21 Question 46 published May 13, 2020.
While the new guidance issued today is generally good news for PPP loan recipients, recipients of loans in excess of $2 million still have some issues to consider when determining whether or not to keep the PPP funds:
- If the SBA determines that the borrower lacked an adequate basis for making the required certification, will the loan be repayable in accordance with the terms of the original note signed by the borrower or on demand as a result of the SBA’s adverse determination?
- If the SBA makes an adverse determination, will the borrower qualify for loan forgiveness for the portion of the loan funds spent on eligible expenditures (payroll, rent, etc.) or will it have to repay the full amount of PPP funds originally advanced?
- Is there a risk that other federal agencies may elect to pursue claims against the borrower following an adverse SBA determination even if the SBA will not do so?

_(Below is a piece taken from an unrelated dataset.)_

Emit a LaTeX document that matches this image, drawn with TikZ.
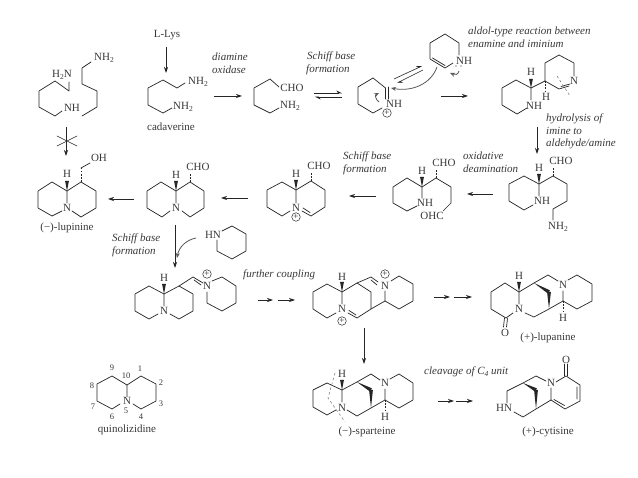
\documentclass[tikz,border=0pt]{standalone}
\usepackage{fontspec}
\setmainfont{Liberation Serif}
\usetikzlibrary{arrows.meta,calc}
\definecolor{ink}{gray}{0.15}
\definecolor{txt}{gray}{0.22}
\newcommand{\sbs}[1]{\raisebox{-1.8pt}{\fontsize{7.5}{7.5}\selectfont #1}}
\newcommand{\wdg}[2]{\fill[ink] (#1) -- ($(#2)!1.9pt!90:(#1)$) -- ($(#2)!1.9pt!-90:(#1)$) -- cycle;}
\newcommand{\rx}[3]{\coordinate (#1s) at (#2); \coordinate (#1e) at (#3); \draw[rxn] (#1s) -- (#1e);}
\newcommand{\pls}[2]{\node[chg] (#1) at (#2) {+};}
\newcommand{\atm}[3]{\node[atom] (#1) at (#2) {#3};}
\newcommand{\cnd}[3]{\node[cond] (#1) at (#2) {#3};}
\newcommand{\tinyn}[3]{\node[num] (#1) at (#2) {#3};}
\tikzset{
  bond/.style={draw=ink,line width=0.7pt,line join=round,line cap=round},
  dbond/.style={draw=ink,line width=1pt,dash pattern=on 1.6pt off 1.6pt},
  gdash/.style={draw=gray,line width=0.6pt,dash pattern=on 2.5pt off 2.5pt},
  rxn/.style={draw=ink,line width=0.7pt,-{Stealth[length=6pt,width=4pt]}},
  eqR/.style={draw=ink,line width=0.6pt,-{Stealth[harpoon,length=5pt,width=5pt]}},
  curly/.style={draw=gray!70!black,line width=0.8pt,-{Stealth[length=5pt,width=4pt]}},
  atom/.style={inner sep=0pt,text=txt,font=\fontsize{11}{12}\selectfont},
  cond/.style={inner sep=0pt,anchor=west,text=txt,font=\fontsize{11}{12}\selectfont\itshape},
  num/.style={inner sep=0pt,text=txt,font=\fontsize{8.5}{9}\selectfont},
  chg/.style={circle,draw=ink,line width=0.5pt,inner sep=0pt,minimum size=8.5pt,text=ink,font=\fontsize{9}{9}\selectfont},
}
\begin{document}
\begin{tikzpicture}[x=1pt,y=-1pt]
\useasboundingbox (0,0) rectangle (638,478);
\fill[white] (0,0) rectangle (638,478);
% diamine (top left)
\draw[bond] (69,82)--(69,91)--(55,81)--(39,91)--(39,107)--(55,116)--(62,111);
\draw[bond] (91,62)--(82,68)--(82,84)--(97,91)--(97,107)--(82,116);
\atm{a1}{62,75}{H\sbs{2}N}\atm{a2}{104,58}{NH\sbs{2}}\atm{a3}{72,108}{NH}
% cadaverine
\atm{lys}{167,35}{L-Lys}
\rx{r1}{166,47}{166,73}
\draw[bond] (185,83)--(177,88)--(163,80)--(148,88)--(148,105)--(163,113)--(172,108);
\atm{b1}{198,82}{NH\sbs{2}}\atm{b2}{183,107}{NH\sbs{2}}\atm{cad}{171,127}{cadaverine}
\rx{r2}{214,96}{242,96}
\cnd{t1}{212,57}{diamine}\cnd{t2}{212,70}{oxidase}
% amino aldehyde
\draw[bond] (279,87)--(270,79)--(254,88)--(254,105)--(270,113)--(279,108);
\atm{c1}{292,88}{CHO}\atm{c2}{290,106}{NH\sbs{2}}
\cnd{t3}{307,57}{Schiff base}\cnd{t4}{306,70}{formation}
\coordinate (e1s) at (314,93);\coordinate (e1e) at (342,93);
\coordinate (e2s) at (342,97);\coordinate (e2e) at (315,97);
\draw[eqR] (e1s)--(e1e);\draw[eqR] (e2s)--(e2e);
% iminium ring
\draw[bond] (385.5,88)--(373,78)--(358,87)--(358,104)--(373,113)--(382,108);
\draw[bond] (385.5,88)--(385.5,99) (388.5,87)--(388.5,99);
\atm{d1}{394,104}{NH}\pls{d2}{387,113}
\draw[curly] (379,102) .. controls (375,99) and (375,95) .. (379,93);
% enamine ring
\draw[bond] (459,55)--(459,43)--(445,34)--(430,43)--(430,59)--(445,68)--(453,63);
\draw[bond] (432.5,58)--(445,65.5);
\atm{e1}{464,61}{NH}
\fill[ink] (456,66) circle (0.7pt) (461,66) circle (0.7pt);
\draw[curly] (459,71) .. controls (458,75) and (455,75) .. (450,73);
\draw[curly] (437,67) .. controls (431,84) and (412,92) .. (391,88);
\coordinate (e3s) at (394,79);\coordinate (e3e) at (422,66);
\coordinate (e4s) at (423,70);\coordinate (e4e) at (397,83);
\draw[eqR] (e3s)--(e3e);\draw[eqR] (e4s)--(e4e);
\rx{r3}{441,96}{468,96}
\cnd{t5}{468,32}{aldol-type reaction between}\cnd{t6}{468,44}{enamine and iminium}
% dimer
\draw[bond] (531,88)--(516,80)--(502,88)--(502,105)--(517,114)--(527,108);
\draw[bond] (531,88)--(531,100) (531,88)--(545,81);
\wdg{531,88}{531,79}
\draw[bond] (545,81)--(545,63)--(559,55)--(574,63)--(574,76);
\draw[bond] (569,86)--(559,89)--(545,81) (570,84)--(561,86.5);
\draw[dbond] (545,81)--(545,91);
\draw[gdash] (557,76)--(570,96);
\atm{f1}{531,72}{H}\atm{f2}{534,106}{NH}\atm{f3}{574,81}{N}\atm{f4}{546,97}{H}
\rx{r4}{537,127}{537,154}
\cnd{t7}{546,119}{hydrolysis of}\cnd{t8}{546,131}{imine to}\cnd{t9}{546,144}{aldehyde/amine}
% amino aldehyde bicyclic
\draw[bond] (539,184)--(524,176)--(509,184)--(509,201)--(524,210)--(533,205);
\draw[bond] (539,184)--(539,196) (539,184)--(553,176)--(567,184)--(567,201)--(553,209)--(553,220);
\wdg{539,184}{539,174}
\draw[dbond] (553,176)--(553,167);
\atm{g1}{539,168}{H}\atm{g2}{561,161}{CHO}\atm{g3}{542,201}{NH}\atm{g4}{558,227}{NH\sbs{2}}
\rx{r5}{493,194}{467,194}
\cnd{t10}{463,156}{oxidative}\cnd{t11}{463,169}{deamination}
% dialdehyde
\draw[bond] (422,187)--(407,178)--(393,187)--(393,203)--(407,211)--(417,206);
\draw[bond] (422,187)--(422,198) (422,187)--(436,178)--(451,187)--(451,203)--(443,211);
\wdg{422,187}{422,177}
\draw[dbond] (436,178)--(436,170);
\atm{h1}{422,171}{H}\atm{h2}{444,163}{CHO}\atm{h3}{425,203}{NH}\atm{h4}{432,216}{OHC}
\rx{r6}{376,196}{349,196}
\cnd{t12}{343,157}{Schiff base}\cnd{t13}{343,170}{formation}
% iminium bicyclic
\draw[bond] (296,190)--(282,182)--(267,190)--(267,207)--(282,216)--(290,211);
\draw[bond] (296,190)--(296,203) (296,190)--(311,181)--(325,190)--(325,207)--(311,216)--(302,211) (310,212.5)--(303,208);
\wdg{296,190}{296,180}
\draw[dbond] (311,181)--(311,173);
\atm{i1}{296,174}{H}\atm{i2}{319,166}{CHO}\atm{i3}{296,208}{N}\pls{i4}{296,217}
\rx{r7}{248,198}{221,198}
% aldehyde bicyclic
\draw[bond] (176,191)--(161,182)--(147,191)--(147,208)--(162,217)--(170,211);
\draw[bond] (176,191)--(176,203) (176,191)--(190,182)--(204,191)--(204,208)--(190,217)--(182,211);
\wdg{176,191}{176,181}
\draw[dbond] (190,182)--(190,173);
\atm{j1}{176,175}{H}\atm{j2}{198,167}{CHO}\atm{j3}{176,208}{N}
\rx{r8}{134,199}{108,199}
% lupinine
\draw[bond] (67,191)--(52,182)--(38,191)--(38,208)--(52,216)--(62,211);
\draw[bond] (67,191)--(67,203) (67,191)--(81,182)--(96,191)--(96,208)--(81,217)--(72,211);
\wdg{67,191}{67,181}
\draw[dbond] (81,182)--(81,168);
\draw[bond] (81,168)--(90,163);
\atm{k1}{67,174}{H}\atm{k2}{99,158}{OH}\atm{k3}{67,208}{N}\atm{lup}{67,228}{(−)-lupinine}
% blocked arrow
\rx{r9}{66,127}{66,156}
\draw[bond,line width=0.6pt] (57,136)--(77,146) (57,146)--(77,136);
% Schiff step to coupled
\rx{r10}{175,225}{175,268}
\draw[curly] (196,238) .. controls (186,240) and (179,247) .. (177,258);
\cnd{t14}{112,239}{Schiff base}\cnd{t15}{112,252}{formation}
\atm{l1}{213,235}{HN}
\draw[bond] (222,231)--(232,226)--(246,234)--(246,251)--(232,259)--(217,251)--(217,240);
% coupled iminium
\draw[bond] (164,294)--(149,286)--(135,294)--(135,311)--(149,319)--(158,314);
\draw[bond] (164,294)--(164,306) (164,294)--(179,286)--(193,294)--(193,311)--(179,319)--(170,314);
\wdg{164,294}{164,284}
\draw[bond] (179,286)--(193,277)--(203,283) (194,280)--(201,285);
\draw[bond] (212,281)--(222,277)--(236,286)--(236,303)--(222,311)--(207,303)--(207,292);
\atm{m1}{164,278}{H}\atm{m2}{164,311}{N}\atm{m3}{207,286}{N}\pls{m4}{207,274}
\cnd{t16}{243,275}{further coupling}
\rx{r11}{258,300}{273,300}\rx{r12}{278,300}{295,300}
% bis-iminium
\draw[bond] (342,292)--(327,284)--(313,292)--(313,309)--(327,318)--(336,313);
\draw[bond] (342,292)--(342,304) (342,292)--(357,283)--(371,292)--(371,309)--(357,318)--(348,313) (356,315)--(349,310.5);
\wdg{342,292}{342,282}
\draw[bond] (357,283)--(371,277)--(378,282) (371,280)--(377,285);
\draw[bond] (371,309)--(385,301)--(385,291);
\draw[bond] (385,301)--(399,309)--(413,301)--(413,284)--(399,276)--(391,281);
\atm{n1}{342,277}{H}\atm{n2}{342,309}{N}\pls{n3}{342,321}\atm{n4}{385,286}{N}\pls{n5}{385,274}
\rx{r13}{434,297}{450,297}\rx{r14}{454,297}{472,297}
% lupanine
\draw[bond] (519,292)--(505,283)--(491,292)--(491,309)--(506,318)--(513,313);
\draw[bond] (519,292)--(519,304) (519,292)--(534,283)--(548,275)--(558,281);
\wdg{534,283}{549,292}\wdg{549,309}{549,292}
\wdg{519,292}{519,282}
\draw[bond] (549,309)--(534,317)--(525,313) (549,309)--(563,301)--(563,291);
\draw[bond] (563,301)--(577,309)--(592,301)--(592,284)--(577,275)--(568,280);
\draw[dbond] (563,301)--(563,311);
\draw[bond] (504.5,318)--(503.5,327) (507.5,318.5)--(506.5,327);
\atm{o1}{519,276}{H}\atm{o2}{519,309}{N}\atm{o3}{563,285}{N}\atm{o4}{563,318}{H}\atm{o5}{505,333}{O}\atm{lpn}{548,338}{(+)-lupanine}
\rx{r15}{364,328}{364,364}
% sparteine
\draw[bond] (342,390)--(327,383)--(313,390)--(313,407)--(327,415)--(336,410);
\draw[bond] (342,390)--(342,402) (342,390)--(357,382)--(371,374)--(380,380);
\wdg{357,382}{371,390}\wdg{371,408}{371,390}
\wdg{342,390}{342,380}
\draw[bond] (371,408)--(357,416)--(347,410) (371,408)--(385,400)--(385,389);
\draw[bond] (385,400)--(399,408)--(413,400)--(413,383)--(399,374)--(390,379);
\draw[dbond] (385,400)--(385,411);
\draw[gdash] (335,373)--(328,398)--(345,422);
\atm{p1}{342,374}{H}\atm{p2}{342,408}{N}\atm{p3}{385,383}{N}\atm{p4}{385,417}{H}\atm{spa}{367,432}{(−)-sparteine}
\node[cond] (t17) at (424,372) {cleavage of C\sbs{4} unit};
\rx{r16}{438,401}{454,401}\rx{r17}{456,401}{473,401}
% cytisine
\draw[bond] (566,376)--(580,385)--(580,401)--(565,409)--(551,400)--(551,388) (566,376)--(556,382);
\draw[bond] (577,387)--(577,399) (564.5,405.5)--(554,399.5);
\draw[bond] (564.5,364)--(564.5,376) (567.5,364)--(567.5,376);
\draw[bond] (551,400)--(536,409)--(523,417)--(514,412) (546,381)--(536,376)--(523,383)--(507,391)--(507,403);
\wdg{523,383}{536,390}\wdg{536,409}{536,390}
\atm{q1}{566,360}{O}\atm{q2}{551,383}{N}\atm{q3}{504,408}{HN}\atm{cyt}{548,432}{(+)-cytisine}
% quinolizidine
\draw[bond] (127,385)--(112,376)--(97,384)--(97,401)--(112,409)--(120,404);
\draw[bond] (127,385)--(127,397) (127,385)--(141,376)--(156,384)--(156,401)--(141,409)--(133,404);
\atm{u1}{127,401}{N}\atm{qui}{127,430}{quinolizidine}
\tinyn{s9}{112,368}{9}\tinyn{s10}{126,376}{10}\tinyn{s1}{140,369}{1}\tinyn{s2}{161,383}{2}\tinyn{s3}{161,404}{3}\tinyn{s4}{141,417}{4}\tinyn{s5}{126,411}{5}\tinyn{s6}{112,417}{6}\tinyn{s7}{93,407}{7}\tinyn{s8}{92,386}{8}
\end{tikzpicture}
\end{document}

- Will third parties have standing to pursue whistleblower, false claims or other claims against the borrower even if the SBA will not take action following an adverse determination?
- For borrowers who have been holding rather than spending their PPP funds pending issuance of today’s guidance, will they be able to spend all of the PPP funds on expenses that qualify for loan forgiveness within what is left of the 8 week expenditure period that commenced on the date the borrower received the PPP funds from its bank?